Un pedigree - Patrick Modiano : Plus de 40 ans après La place de l’étoile en 1968, Patrick Modiano qui a toujours été très
discret sur sa propre histoire s’engage sur la voie délicate de l’autobiographie.
Dans Un pedigree, cet écrivain
faussement lunaire, mémorialiste nébuleux, se déleste du poids d’une enfance
singulière, fait son deuil d’une partie de sa vie et au travers de la littérature
accède à une certaine forme de libération. C’est la première fois qu’il s’expose
ouvertement rédigeant un autoportrait en creux. N’éprouvant aucun sentiment de trahison ou d’indécence,
il se tient à distance de son propre récit, peint avec infiniment de pudeur ce
paysage intime révélé, tableau contrasté entre ombres et lumière, inventaire de
fantômes qui s’agitent autour d’un petit garçon sans lui prêter attention, misère
familiale qui ne dit pas son nom.
Patrick Modiano raconte sa jeunesse solitaire surnageant dans le désordre
généré par ses parents inconscients, indifférents, des vies dans lesquelles il
n’y a pas de place pour un enfant. La silhouette du jeune garçon fugueur,
fuyant la mélancolie à travers les rues de Paris, errant de pensionnat en
pensionnat, privé de toute forme de tendresse, se détache fragile au centre du
tableau chaotique de ces existences mouvementées et égoïstes. Le personnage de
la mère entre en scène sur celle d’un cabaret bruxellois, actrice ratée qui
court le cachet sans se soucier de son fils. Un pedigree, c’est aussi l’histoire
du père, homme d’affaires trouble, trafiquant avec des individus interlopes et
des demi-mondaines dans un Paris sombre et mystérieux.
Et le lecteur découvre,
troublé, les origines des motifs récurrents de Modiano, ses obsessions, la quête d’identité, les interrogations
sur la filiation et ce talent rare qui consiste à saisir les êtres dans le flou
de leur trajectoire plutôt que dans leur étude psychologique. Depuis le début,
il retraçait inlassablement l’histoire de ses parents. Les indices disséminés
tout au long de son œuvre romanesque trouvent alors une explication. Ses
détracteurs lui reprochent d’écrire toujours le même livre, en réalité il n‘en
écrit qu’un seul, vaste tableau, construction subtile. Chaque ouvrage est
une pierre qu’il apporte à l’édifice.
Retour sur soi et sur les siens,
dans un geste fulgurant, Patrick Modiano
fait défiler les événements de son enfance et son adolescence sans parti pris,
sans état d’âme. Il ne cède jamais à la nostalgie, ni à la rancœur ou l’emportement.
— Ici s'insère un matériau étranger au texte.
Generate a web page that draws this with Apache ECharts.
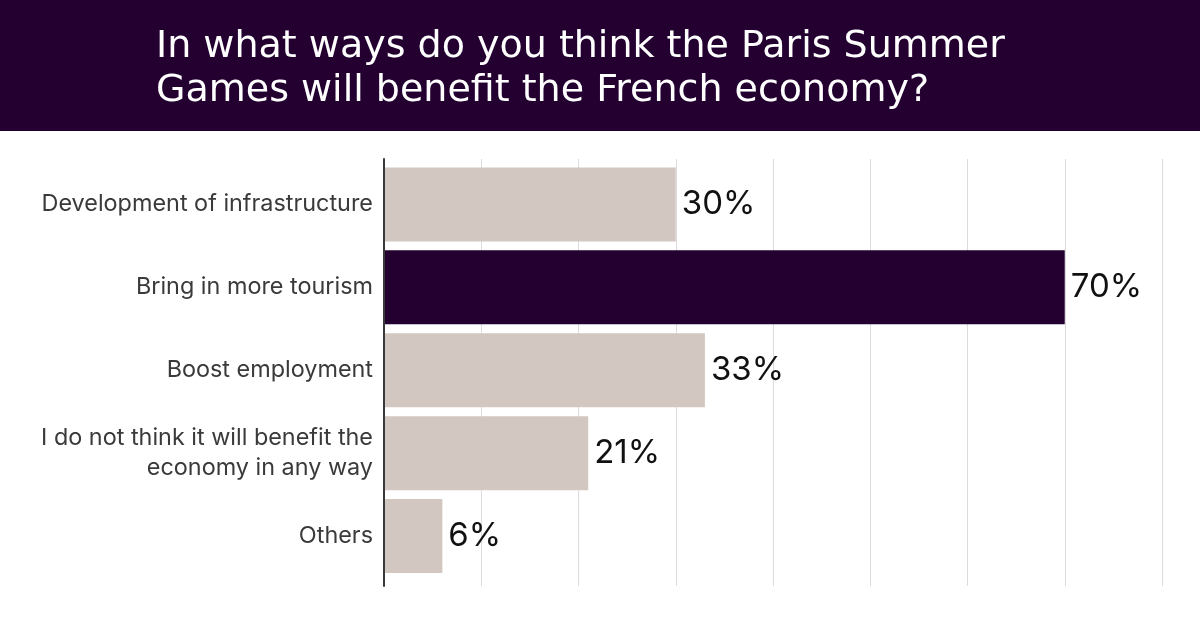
<!DOCTYPE html>
<html>
<head>
<meta charset="utf-8">
<script src="https://cdn.jsdelivr.net/npm/echarts@6/dist/echarts.min.js"></script>
<style>
html,body{margin:0;padding:0;background:#fff;}
#chart{width:1200px;height:627px;}
</style>
</head>
<body>
<div id="chart"></div>
<script>
const titleText = "In what ways do you think the Paris Summer\nGames will benefit the French economy?";
const categories = [
  "Development of infrastructure",
  "Bring in more tourism",
  "Boost employment",
  "I do not think it will benefit the\neconomy in any way",
  "Others"
];
const values = [30, 70, 33, 21, 6];
const highlighted = [false, true, false, false, false];
const xTicks = [0, 10, 20, 30, 40, 50, 60, 70, 80];

const DARK = "#230030";
const LIGHT = "#d3c7c1";

const chart = echarts.init(document.getElementById('chart'), null, {renderer: 'canvas'});
chart.setOption({
  backgroundColor: '#ffffff',
  animation: false,
  graphic: [{
    type: 'rect', left: 0, top: 0, z: -1,
    shape: {width: 1200, height: 131},
    style: {fill: DARK}
  }],
  title: {
    text: titleText,
    left: 151,
    top: 20,
    textStyle: {
      color: '#ffffff',
      fontFamily: 'DejaVu Sans',
      fontWeight: 'normal',
      fontSize: 38,
      lineHeight: 44
    }
  },
  grid: [
    {left: 384, right: 38, top: 163, height: 414.5, containLabel: false},
    {left: 384, right: 38, top: 159, height: 427, containLabel: false}
  ],
  xAxis: [{
    type: 'value',
    gridIndex: 0,
    min: xTicks[0],
    max: xTicks[xTicks.length - 1],
    interval: 10,
    axisLabel: {show: false},
    axisLine: {show: false},
    axisTick: {show: false},
    splitLine: {show: false}
  }, {
    type: 'value',
    gridIndex: 1,
    min: xTicks[0],
    max: xTicks[xTicks.length - 1],
    interval: 10,
    axisLabel: {show: false},
    axisLine: {show: false},
    axisTick: {show: false},
    splitLine: {show: true, lineStyle: {color: '#dcdcdc', width: 1}},
    z: 0
  }],
  yAxis: [{
    type: 'category',
    gridIndex: 0,
    data: categories,
    inverse: true,
    axisLine: {show: false},
    axisTick: {show: false},
    axisLabel: {
      color: '#3a3a3a',
      fontFamily: 'Inter',
      fontSize: 23.4,
      lineHeight: 30,
      margin: 11,
      align: 'right'
    }
  }, {
    type: 'value',
    gridIndex: 1,
    min: 0, max: 1,
    axisLine: {show: true, onZero: false, lineStyle: {color: '#3a3a3a', width: 2}},
    axisTick: {show: false},
    axisLabel: {show: false},
    splitLine: {show: false},
    z: 10
  }],
  series: [{
    type: 'bar',
    xAxisIndex: 0,
    yAxisIndex: 0,
    data: values.map((v, i) => ({
      value: v,
      itemStyle: {color: highlighted[i] ? DARK : LIGHT}
    })),
    barCategoryGap: '10.7%',
    label: {
      show: true,
      position: 'right',
      distance: 6,
      formatter: '{c}%',
      color: '#111111',
      fontFamily: 'Inter',
      fontSize: 33
    }
  }]
});
</script>
</body>
</html>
Il rédige ce texte sur un ton monocorde préservant la discrétion de l’intime au
moment où il se livre le plus entièrement, tout en retenue, en non-dits
déchirants. Son récit est peuplé de fantômes familiers car ce sont ceux qui
hantent son œuvre. Théâtre d’ombres fugitives que l’auteur esquisse avec un
souci de concision, une précision méthodique de procès verbal, d’une plume
hâtive dans l’urgence de cette confession lapidaire. Et la dureté des mots dans
leur épure amplifie l’âpreté du récit. Seule concession à l’émotion, au détour
d’une page, en quelques lignes bouleversantes, il évoque la mort brutale de son
petit frère Rudy à l’âge de 10 ans.
Mise au point, mise au clair, ce
texte crépusculaire, compact, méticuleux, dépassionné, d’une pureté poignante dégage
une émotion saisissante malgré sa forme volontairement laconique, récit réduit
à sa plus simple expression, stèle fragile du souvenir. Sans rancune ni émotion
rétrospective, Modiano raconte comment
une enfance dévastée entre les colères brutales d’une mère négligente,
l’indifférence d’un père insensible, l’incommensurable chagrin sur lequel il ne pose aucun mot, sensation en
filigrane, façonnent un artiste. Naissance d’un homme et d’un écrivain.